Anil Ambani plans to launch a global buyout fund of about $5 bn aimed at telecom and related sectors and is in talks with billionaire speculator George Soros, private equity giant Blackstone group and Singapore's Temasek for participation. Mr Ambani has already contributed $500m of his personal money to the fund as anchor investor.
He has received commitments of up to $2.5 bn from several investors. Mr Soros, Blackstone and Temasek are likely to participate soon, people familiar with the developments said. The name of the fund has not been decided but it is likely to be headquartered in Singapore.
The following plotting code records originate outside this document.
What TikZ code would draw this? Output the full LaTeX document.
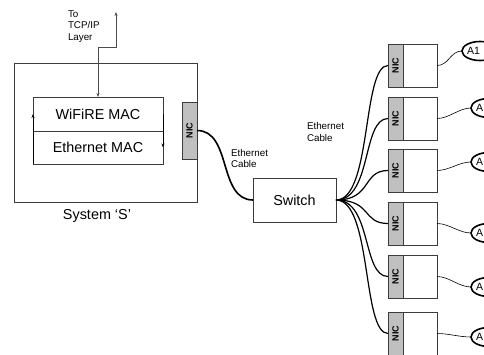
\documentclass[tikz,border=0pt]{standalone}
\usepackage{fontspec}
\setmainfont{Liberation Sans}
\usetikzlibrary{positioning,arrows.meta,shapes.geometric}
\definecolor{niccolor}{RGB}{192,192,192}
\definecolor{linecolor}{RGB}{60,60,60}

\begin{document}
\begin{tikzpicture}[x=1pt,y=-1pt,
  every node/.style={inner sep=0pt,outer sep=0pt},
  box/.style={draw=linecolor,line width=0.8pt,fill=white},
  nicbox/.style={draw=linecolor,line width=0.8pt,fill=niccolor,minimum width=15pt,minimum height=43pt},
  niclabel/.style={rotate=90,font=\bfseries\fontsize{9}{10}\selectfont},
  host/.style={draw=black,line width=1.6pt,ellipse,minimum width=36pt,minimum height=19pt},
  bigtext/.style={font=\fontsize{14.4}{17}\selectfont},
  smalltext/.style={font=\fontsize{9.8}{11.5}\selectfont,align=left},
  cable/.style={line width=1.6pt,black},
  link/.style={line width=0.6pt,black},
  tip/.style={-{Stealth[length=4pt,width=3pt]},line width=0.6pt,black},
  sig/.style={line width=0.6pt,black!70,{Stealth[length=4pt,width=3pt]}-{Stealth[length=4pt,width=3pt]}}
]
\useasboundingbox (0,0) rectangle (484,354);

% System S with its MAC layers
\node[box,minimum width=183pt,minimum height=139pt] (sys) at (105.5,132.5) {};
\node[bigtext] (syslabel) at (97,216) {System `S'};
\node[box,bigtext,minimum width=130pt,minimum height=34pt] (wifi) at (98,114) {WiFiRE MAC};
\node[box,bigtext,minimum width=130pt,minimum height=33pt] (eth) at (98,147.5) {Ethernet MAC};
\draw[tip] (eth.south west) -- (wifi.west);
\draw[tip] (wifi.east) -- (eth.east);

% up to the TCP/IP layer
\coordinate (tcp) at (116,12);
\coordinate (bend) at (98,47);
\draw[sig] (tcp) |- (bend) -- (wifi.north);
\node[smalltext,anchor=north west] (tcplabel) at (68,10.5) {To\\TCP/IP\\Layer};

% NIC of S and cable to the switch
\node[nicbox,minimum height=57pt] (snic) at (189.5,130.5) {};
\node[niclabel] at (snic) {NIC};
\node[box,bigtext,minimum width=83pt,minimum height=44pt] (sw) at (294.5,200) {Switch};
\draw[cable] (snic.east) .. controls (232,130.5) and (218,200) .. (sw.west);
\node[smalltext,anchor=north west] (cablelabel) at (231,149) {Ethernet\\Cable};
\node[smalltext,anchor=north west] (fanlabel) at (307,122.5) {Ethernet\\Cable};

% clients
\foreach \i/\ytop/\ay/\ax/\name in {1/44/51/462/A1,2/97/108/471/A,3/149/162/471/A,4/202/233/471/A,5/255/287/471/A,6/312/337/471/A}{
  \node[nicbox] (nic\i) at (395.5,\ytop+21.5) {};
  \node[box,minimum width=34pt,minimum height=43pt] (pc\i) at (420,\ytop+21.5) {};
  \node[niclabel] at (nic\i) {NIC};
  \node[host] (a\i) at (\ax+18,\ay) {};
  \node[anchor=west,font=\fontsize{10.5}{12}\selectfont] at ([xshift=5pt]a\i.west) {\name};
  \draw[cable,line width=1.2pt] (sw.east) .. controls (372,200) and (362,\ytop+21.5) .. (nic\i.west);
  \draw[link] (pc\i.east) .. controls +(12,0) and +(-12,0) .. (a\i.west);
}
\end{tikzpicture}
\end{document}
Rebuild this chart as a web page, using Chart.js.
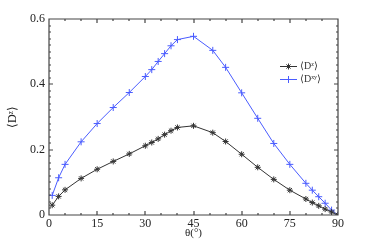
<!DOCTYPE html>
<html>
<head>
<meta charset="utf-8">
<script src="https://cdn.jsdelivr.net/npm/chart.js@4"></script>
<style>
  html, body { margin: 0; padding: 0; background: #fff; }
  #wrap { width: 374px; height: 242px; }
</style>
</head>
<body>
<div id="wrap"><canvas id="chart"></canvas></div>
<script>
const theta = [1, 3, 5, 10, 15, 20, 25, 30, 32, 34, 36, 38, 40, 45, 51, 55, 60, 65, 70, 75, 80, 82, 84, 86, 88, 90];
const dz = [0.030, 0.057, 0.077, 0.112, 0.140, 0.164, 0.187, 0.212, 0.222, 0.233, 0.246, 0.258, 0.268, 0.273, 0.252, 0.225, 0.186, 0.146, 0.109, 0.076, 0.049, 0.038, 0.028, 0.018, 0.009, 0];
const dxy = [0.060, 0.114, 0.155, 0.224, 0.280, 0.329, 0.375, 0.424, 0.445, 0.470, 0.494, 0.518, 0.537, 0.547, 0.504, 0.452, 0.374, 0.296, 0.219, 0.155, 0.097, 0.076, 0.056, 0.036, 0.015, 0];
const xTicks = [0, 15, 30, 45, 60, 75, 90];
const yTicks = [0, 0.2, 0.4, 0.6];
const seriesNames = ['⟨Dᶻ⟩', '⟨Dˣʸ⟩'];

const serif = 'Liberation Serif';

function pts(ys) {
    return theta.map((t, i) => ({ x: t, y: ys[i] }));
}

// box, inward ticks and the legend
const boxPlugin = {
    id: 'boxTicks',
    afterDraw(chart) {
        const ctx = chart.ctx;
        const xs = chart.scales.x, ys = chart.scales.y;
        const L = Math.round(xs.left), R = Math.round(xs.right);
        const T = Math.round(ys.top), B = Math.round(ys.bottom);
        ctx.save();
        ctx.strokeStyle = '#444444';
        ctx.lineWidth = 1.2;
        ctx.beginPath();
        ctx.rect(L, T, R - L, B - T);
        for (let v = 5; v < 90; v += 5) {
            const p = Math.round(xs.getPixelForValue(v));
            const len = v % 15 === 0 ? 4 : 2;
            ctx.moveTo(p, B); ctx.lineTo(p, B - len);
            ctx.moveTo(p, T); ctx.lineTo(p, T + len);
        }
        for (let k = 1; k < 30; k++) {
            const p = Math.round(ys.getPixelForValue(k * 0.02));
            const len = k % 10 === 0 ? 4 : 2;
            ctx.moveTo(L, p); ctx.lineTo(L + len, p);
            ctx.moveTo(R, p); ctx.lineTo(R - len, p);
        }
        ctx.stroke();

        // legend
        chart.data.datasets.forEach((ds, i) => {
            const y = 66.5 + i * 13;
            ctx.strokeStyle = ds.borderColor;
            ctx.fillStyle = ds.backgroundColor;
            ctx.lineWidth = 1;
            ctx.beginPath();
            ctx.moveTo(280, y); ctx.lineTo(297, y);
            ctx.stroke();
            Chart.helpers.drawPoint(ctx, {
                pointStyle: ds.pointStyle, radius: ds.pointRadius, borderWidth: 1
            }, 288.5, y);
            ctx.fillStyle = '#333';
            ctx.font = '10px "' + serif + '"';
            ctx.textBaseline = 'middle';
            ctx.fillText(seriesNames[i], 300, y);
        });
        ctx.restore();
    }
};

new Chart(document.getElementById('chart'), {
    type: 'line',
    data: {
        datasets: [
            {
                label: seriesNames[0],
                data: pts(dz),
                borderColor: '#333333',
                backgroundColor: '#999999',
                borderWidth: 1,
                pointStyle: 'star',
                pointRadius: 3,
                pointBorderWidth: 1,
                tension: 0
            },
            {
                label: seriesNames[1],
                data: pts(dxy),
                borderColor: '#4a5cff',
                backgroundColor: '#4a5cff',
                borderWidth: 1,
                pointStyle: 'cross',
                pointRadius: 3.5,
                pointBorderWidth: 1,
                tension: 0
            }
        ]
    },
    options: {
        responsive: true,
        maintainAspectRatio: false,
        animation: false,
        layout: { padding: { left: 6, right: 36, top: 19, bottom: 2 } },
        plugins: {
            legend: { display: false },
            tooltip: { enabled: false }
        },
        scales: {
            x: {
                type: 'linear',
                min: 0,
                max: 90,
                afterBuildTicks: s => { s.ticks = xTicks.map(v => ({ value: v })); },
                afterFit: s => { s.height = 25; },
                grid: { display: false, drawTicks: false, tickLength: 0 },
                border: { display: false },
                ticks: {
                    color: '#222',
                    padding: 2,
                    maxRotation: 0,
                    font: { family: serif, size: 12 }
                },
                title: {
                    display: true,
                    text: 'θ(°)',
                    color: '#222',
                    padding: 0,
                    font: { family: serif, size: 11 }
                }
            },
            y: {
                type: 'linear',
                min: 0,
                max: 0.6,
                afterBuildTicks: s => { s.ticks = yTicks.map(v => ({ value: v })); },
                afterFit: s => { s.width = 43; },
                grid: { display: false, drawTicks: false, tickLength: 0 },
                border: { display: false },
                ticks: {
                    color: '#222',
                    padding: 4,
                    font: { family: serif, size: 12 },
                    callback: v => v === 0 ? '0' : v.toFixed(1)
                },
                title: {
                    display: true,
                    text: '⟨Dᶻ⟩',
                    color: '#222',
                    padding: 0,
                    font: { family: serif, size: 12 }
                }
            }
        }
    },
    plugins: [boxPlugin]
});
</script>
</body>
</html>
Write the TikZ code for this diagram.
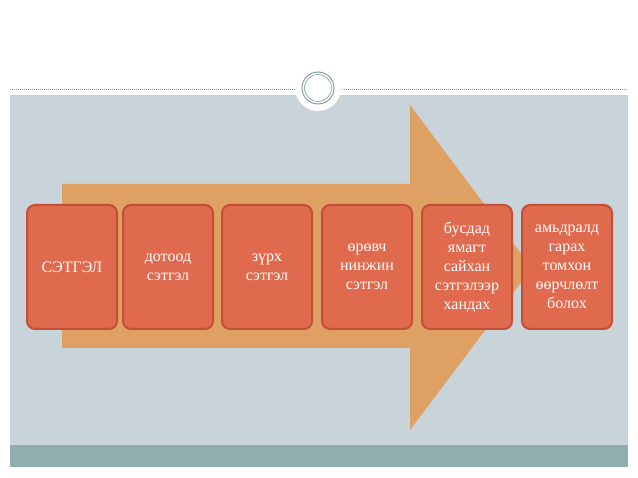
\documentclass[tikz,border=0pt]{standalone}
\usepackage{fontspec}
\setmainfont{Liberation Serif}
\begin{document}
\begin{tikzpicture}[x=1pt,y=-1pt,
 box/.style={draw=boxb,line width=2pt,fill=boxf,rounded corners=8pt,minimum width=90pt,minimum height=124pt,text width=88pt,align=center,text=white,font=\fontsize{16}{19}\selectfont,anchor=north west,inner sep=1pt}]
\definecolor{bg}{HTML}{C8D4DA}
\definecolor{barc}{HTML}{8FAEAE}
\definecolor{arr}{HTML}{DFA063}
\definecolor{boxf}{HTML}{DF6A4E}
\definecolor{boxb}{HTML}{C24F36}
\definecolor{ln}{HTML}{7FA0A0}
\useasboundingbox (0,0) rectangle (638,478);
\fill[white] (0,0) rectangle (638,478);
\fill[bg] (10,95) rectangle (628,445);
\fill[barc] (10,445) rectangle (628,467);
\draw[ln,dashed,dash pattern=on 1pt off 1pt] (10,89) -- (628,89);
\fill[white] (318,88) circle (23);
\draw[ln,line width=1pt] (318,88) circle (16);
\draw[ln,line width=0.6pt] (318,88) circle (13.5);
\fill[arr] (62,184) -- (410,184) -- (410,105) -- (532,268) -- (410,430) -- (410,348) -- (62,348) -- cycle;
\node[box] (b1) at (26,204) {СЭТГЭЛ};
\node[box] (b2) at (122,204) {дотоод\\сэтгэл};
\node[box] (b3) at (221,204) {зүрх\\сэтгэл};
\node[box] (b4) at (321,204) {өрөвч\\нинжин\\сэтгэл};
\node[box] (b5) at (421,204) {бусдад\\ямагт\\сайхан\\сэтгэлээр\\хандах};
\node[box] (b6) at (521,204) {амьдралд\\гарах\\томхон\\өөрчлөлт\\болох};
\end{tikzpicture}
\end{document}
While Mr Ambani will be the fund's main sponsor, the management team is likely to be separate. The money Mr Ambani has invested is his personal wealth, sources said. The fund will focus on buying companies in sectors like media, communications technology and software, IT-related services, BPOs, telecom or broadband services.
The mandate will be global and the fund will not operate in India. The objective is to take advantage of the vast opportunities in the global telecom and communications space. With a large corpus on which additional debt can be easily raised and with the backing of investors with deep pockets, the fund could look for big-ticket acquisitions in Asia and the Middle-East.
Talks are also on with some telecom operators in Saudi Arabia, Bahrain and Oman for equity participation, people close to the development said. A mega buyout fund originating from India is quite rare, but the global M&A market has been rocked by a surge in the number of acquisitions by buyout funds recently.
The value of acquisitions has risen sharply and even giant corporations like Vivendi or Ford are no longer immune to their overtures. Mr Ambani, whose Reliance Communications has become the second-largest wireless provider with a market cap of over Rs 80,000 crore, could also be pursuing his global ambitions through this fund.
A tie-up with either Mr Soros, Blackstone or Temasek would make him a global investor with the possibility of some benefits to RCL. For instance, it could work out a commercial arrangement to provide some services with a company owned by the fund in return for a fee.
Alternatively, it could also get access to unique technology developed by some overseas company. Though it is a global fund, its activities are likely to be confined to Asia, the Middle-East, Africa and possibly Europe.